Exercise brief
Only the lines from the start of the data to the line containing "(p23) at (390,65)", both included, should be output, exactly and without pictures.

Data excerpts
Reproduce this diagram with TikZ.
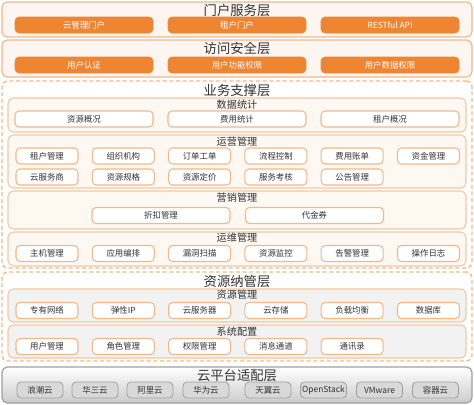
\documentclass[tikz,border=0pt]{standalone}
\usepackage{fontspec}
\setmainfont{Noto Sans CJK SC}
\definecolor{obord}{HTML}{F2B88A}
\definecolor{ofill}{HTML}{FDF6F0}
\definecolor{sbord}{HTML}{F3C7A2}
\definecolor{sfill}{HTML}{FEF8F3}
\definecolor{gfill}{HTML}{F2F2F2}
\definecolor{orng}{HTML}{EE8532}
\definecolor{txt}{HTML}{333333}
\definecolor{gpf}{HTML}{D9D9D9}
\definecolor{gpb}{HTML}{A0A0A0}
\begin{document}
\begin{tikzpicture}[x=0.75pt,y=-0.75pt,
  every node/.style={inner sep=0pt, outer sep=0pt, text=txt},
  layer/.style={draw=obord, fill=ofill, line width=0.9pt, rounded corners=4pt},
  dlayer/.style={draw=obord, fill=white, line width=1pt, dashed, dash pattern=on 3pt off 2pt, rounded corners=4pt},
  sub/.style={draw=sbord, fill=sfill, line width=0.8pt, rounded corners=4pt},
  gsub/.style={draw=sbord, fill=gfill, line width=0.8pt, rounded corners=4pt},
  ltitle/.style={font=\fontsize{10}{10}\selectfont},
  stitle/.style={font=\fontsize{7.6}{7.6}\selectfont},
  opill/.style={fill=orng, draw=orng, rounded corners=3pt, minimum height=12pt, minimum width=103.5pt, text=white, font=\fontsize{6.3}{6.3}\selectfont},
  wpill/.style={fill=white, draw=obord, line width=0.8pt, rounded corners=3pt, minimum height=12pt, font=\fontsize{6.3}{6.3}\selectfont},
  wide/.style={minimum width=103.5pt},
  narrow/.style={minimum width=46.5pt},
  gpill/.style={fill=gpf, draw=gpb, line width=0.6pt, rounded corners=3pt, minimum height=12pt, minimum width=34.5pt, font=\fontsize{6.3}{6.3}\selectfont},
  glayer/.style={draw=gpb, line width=0.9pt, rounded corners=4pt, top color=white, bottom color=gpf!85!gray}
]
\useasboundingbox (0,0) rectangle (474,404);

% Layer 1
\node[layer, minimum width=352.5pt, minimum height=26.25pt] (L1) at (237,19.5) {};
\node[ltitle] (L1t) at (237,10) {门户服务层};
\node[opill] (p11) at (84,25) {云管理门户};
\node[opill] (p12) at (237,25) {租户门户};
\node[opill] (p13) at (390,25) {RESTful API};

% Layer 2
\node[layer, minimum width=352.5pt, minimum height=27.75pt] (L2) at (237,58.5) {};
\node[ltitle] (L2t) at (237,48.5) {访问安全层};
\node[opill] (p21) at (84,65) {用户认证};
\node[opill] (p22) at (237,65) {用户功能权限};
\node[opill] (p23) at (390,65) {用户数据权限};

% Layer 3
\node[dlayer, minimum width=352.5pt, minimum height=140.25pt] (L3) at (237,174.5) {};
\node[ltitle] (L3t) at (237,90.5) {业务支撑层};

\node[sub, minimum width=343.5pt, minimum height=25.5pt] (S1) at (237,115) {};
\node[stitle] (S1t) at (237,104.5) {数据统计};
\node[wpill, wide] (a1) at (84,119) {资源概况};
\node[wpill, wide] (a2) at (237,119) {费用统计};
\node[wpill, wide] (a3) at (390,119) {租户概况};

\node[sub, minimum width=343.5pt, minimum height=39.75pt] (S2) at (237,161.5) {};
\node[stitle] (S2t) at (237,142) {运营管理};
\node[wpill, narrow] (b1) at (47,156) {租户管理};
\node[wpill, narrow] (b2) at (123.3,156) {组织机构};
\node[wpill, narrow] (b3) at (199.6,156) {订单工单};
\node[wpill, narrow] (b4) at (275.9,156) {流程控制};
\node[wpill, narrow] (b5) at (352.2,156) {费用账单};
\node[wpill, narrow] (b6) at (428.5,156) {资金管理};
\node[wpill, narrow] (b7) at (47,177) {云服务商};
\node[wpill, narrow] (b8) at (123.3,177) {资源规格};
\node[wpill, narrow] (b9) at (199.6,177) {资源定价};
\node[wpill, narrow] (b10) at (275.9,177) {服务考核};
\node[wpill, narrow] (b11) at (352.2,177) {公告管理};

\node[sub, minimum width=343.5pt, minimum height=28.5pt] (S3) at (237,210) {};
\node[stitle] (S3t) at (237,198) {营销管理};
\node[wpill, wide] (c1) at (161,215.5) {折扣管理};
\node[wpill, wide] (c2) at (314.5,215.5) {代金券};

\node[sub, minimum width=343.5pt, minimum height=25.5pt] (S4) at (237,249) {};
\node[stitle] (S4t) at (237,238) {运维管理};
\node[wpill, narrow] (d1) at (47,253.5) {主机管理};
\node[wpill, narrow] (d2) at (123.3,253.5) {应用编排};
\node[wpill, narrow] (d3) at (199.6,253.5) {漏洞扫描};
\node[wpill, narrow] (d4) at (275.9,253.5) {资源监控};
\node[wpill, narrow] (d5) at (352.2,253.5) {告警管理};
\node[wpill, narrow] (d6) at (428.5,253.5) {操作日志};

% Layer 4
\node[dlayer, minimum width=352.5pt, minimum height=66.75pt] (L4) at (237,316.5) {};
\node[ltitle] (L4t) at (237,281.5) {资源纳管层};

\node[gsub, minimum width=343.5pt, minimum height=24.75pt] (S5) at (237,305.5) {};
\node[stitle] (S5t) at (237,295) {资源管理};
\node[wpill, narrow] (e1) at (47,310.5) {专有网络};
\node[wpill, narrow] (e2) at (123.3,310.5) {弹性IP};
\node[wpill, narrow] (e3) at (199.6,310.5) {云服务器};
\node[wpill, narrow] (e4) at (275.9,310.5) {云存储};
\node[wpill, narrow] (e5) at (352.2,310.5) {负载均衡};
\node[wpill, narrow] (e6) at (428.5,310.5) {数据库};

\node[gsub, minimum width=343.5pt, minimum height=24.75pt] (S6) at (237,341.5) {};
\node[stitle] (S6t) at (237,331.5) {系统配置};
\node[wpill, narrow] (f1) at (47,346.5) {用户管理};
\node[wpill, narrow] (f2) at (123.3,346.5) {角色管理};
\node[wpill, narrow] (f3) at (199.6,346.5) {权限管理};
\node[wpill, narrow] (f4) at (275.9,346.5) {消息通道};
\node[wpill, narrow] (f5) at (352.2,346.5) {通讯录};

% Layer 5
\node[glayer, minimum width=352.5pt, minimum height=27pt] (L5) at (237,385) {};
\node[ltitle] (L5t) at (237,375) {云平台适配层};
\node[gpill] (g1) at (40,390) {浪潮云};
\node[gpill] (g2) at (95,390) {华三云};
\node[gpill] (g3) at (150,390) {阿里云};
\node[gpill] (g4) at (206,390) {华为云};
\node[gpill] (g5) at (268,390) {天翼云};
\node[gpill] (g6) at (323.5,390) {OpenStack};
\node[gpill] (g7) at (379.5,390) {VMware};
\node[gpill] (g8) at (435.5,390) {容器云};
\end{tikzpicture}
\end{document}
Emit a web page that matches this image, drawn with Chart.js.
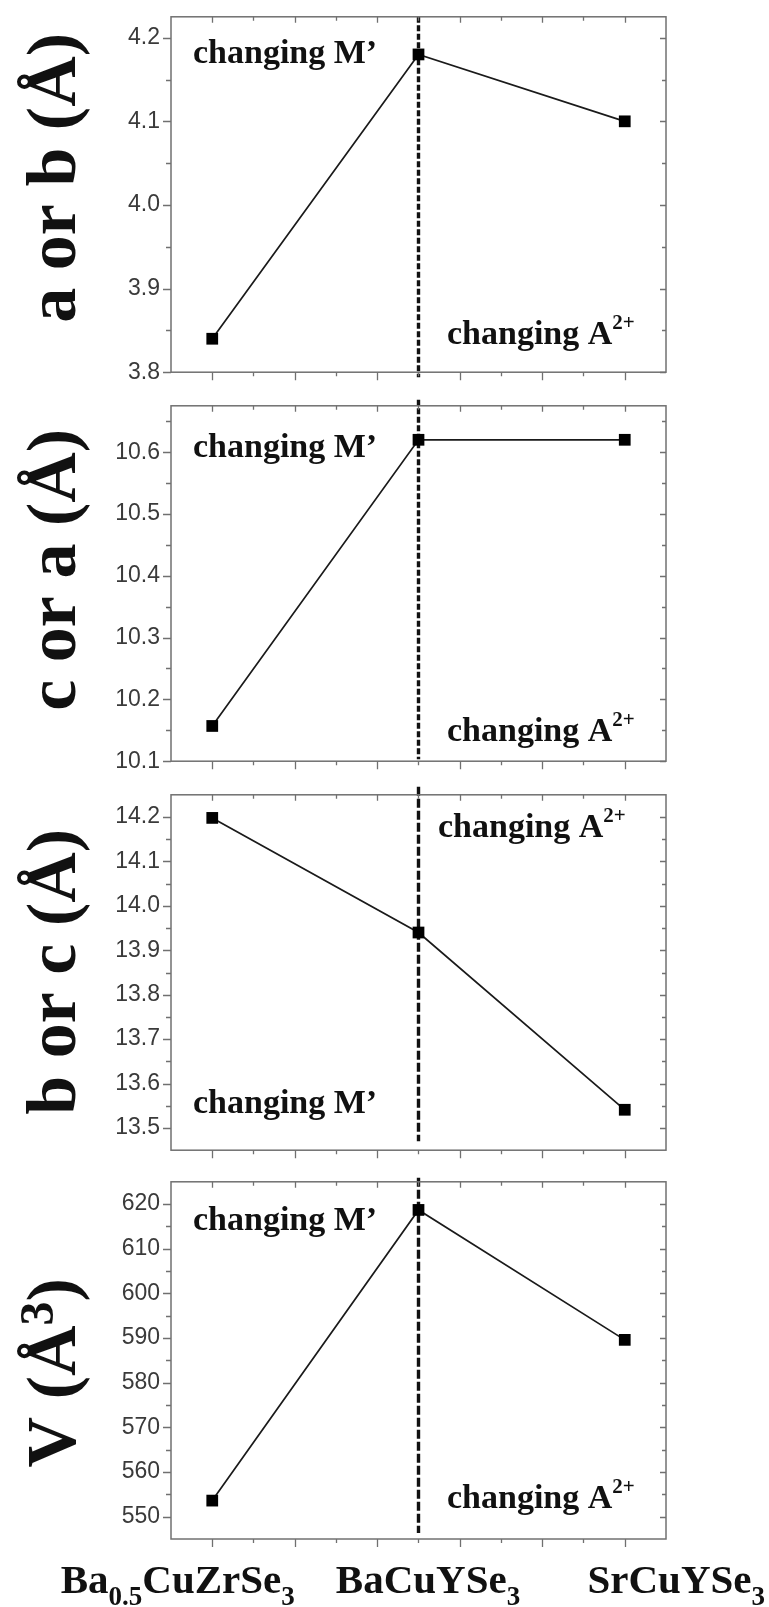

Result
Reproduce this diagram with TikZ.
\documentclass[tikz,border=0pt]{standalone}
\usepackage{fontspec}
\setmainfont{Noto Sans CJK SC}
\definecolor{obord}{HTML}{F2B88A}
\definecolor{ofill}{HTML}{FDF6F0}
\definecolor{sbord}{HTML}{F3C7A2}
\definecolor{sfill}{HTML}{FEF8F3}
\definecolor{gfill}{HTML}{F2F2F2}
\definecolor{orng}{HTML}{EE8532}
\definecolor{txt}{HTML}{333333}
\definecolor{gpf}{HTML}{D9D9D9}
\definecolor{gpb}{HTML}{A0A0A0}
\begin{document}
\begin{tikzpicture}[x=0.75pt,y=-0.75pt,
  every node/.style={inner sep=0pt, outer sep=0pt, text=txt},
  layer/.style={draw=obord, fill=ofill, line width=0.9pt, rounded corners=4pt},
  dlayer/.style={draw=obord, fill=white, line width=1pt, dashed, dash pattern=on 3pt off 2pt, rounded corners=4pt},
  sub/.style={draw=sbord, fill=sfill, line width=0.8pt, rounded corners=4pt},
  gsub/.style={draw=sbord, fill=gfill, line width=0.8pt, rounded corners=4pt},
  ltitle/.style={font=\fontsize{10}{10}\selectfont},
  stitle/.style={font=\fontsize{7.6}{7.6}\selectfont},
  opill/.style={fill=orng, draw=orng, rounded corners=3pt, minimum height=12pt, minimum width=103.5pt, text=white, font=\fontsize{6.3}{6.3}\selectfont},
  wpill/.style={fill=white, draw=obord, line width=0.8pt, rounded corners=3pt, minimum height=12pt, font=\fontsize{6.3}{6.3}\selectfont},
  wide/.style={minimum width=103.5pt},
  narrow/.style={minimum width=46.5pt},
  gpill/.style={fill=gpf, draw=gpb, line width=0.6pt, rounded corners=3pt, minimum height=12pt, minimum width=34.5pt, font=\fontsize{6.3}{6.3}\selectfont},
  glayer/.style={draw=gpb, line width=0.9pt, rounded corners=4pt, top color=white, bottom color=gpf!85!gray}
]
\useasboundingbox (0,0) rectangle (474,404);

% Layer 1
\node[layer, minimum width=352.5pt, minimum height=26.25pt] (L1) at (237,19.5) {};
\node[ltitle] (L1t) at (237,10) {门户服务层};
\node[opill] (p11) at (84,25) {云管理门户};
\node[opill] (p12) at (237,25) {租户门户};
\node[opill] (p13) at (390,25) {RESTful API};

% Layer 2
\node[layer, minimum width=352.5pt, minimum height=27.75pt] (L2) at (237,58.5) {};
\node[ltitle] (L2t) at (237,48.5) {访问安全层};
\node[opill] (p21) at (84,65) {用户认证};
\node[opill] (p22) at (237,65) {用户功能权限};
\node[opill] (p23) at (390,65) {用户数据权限};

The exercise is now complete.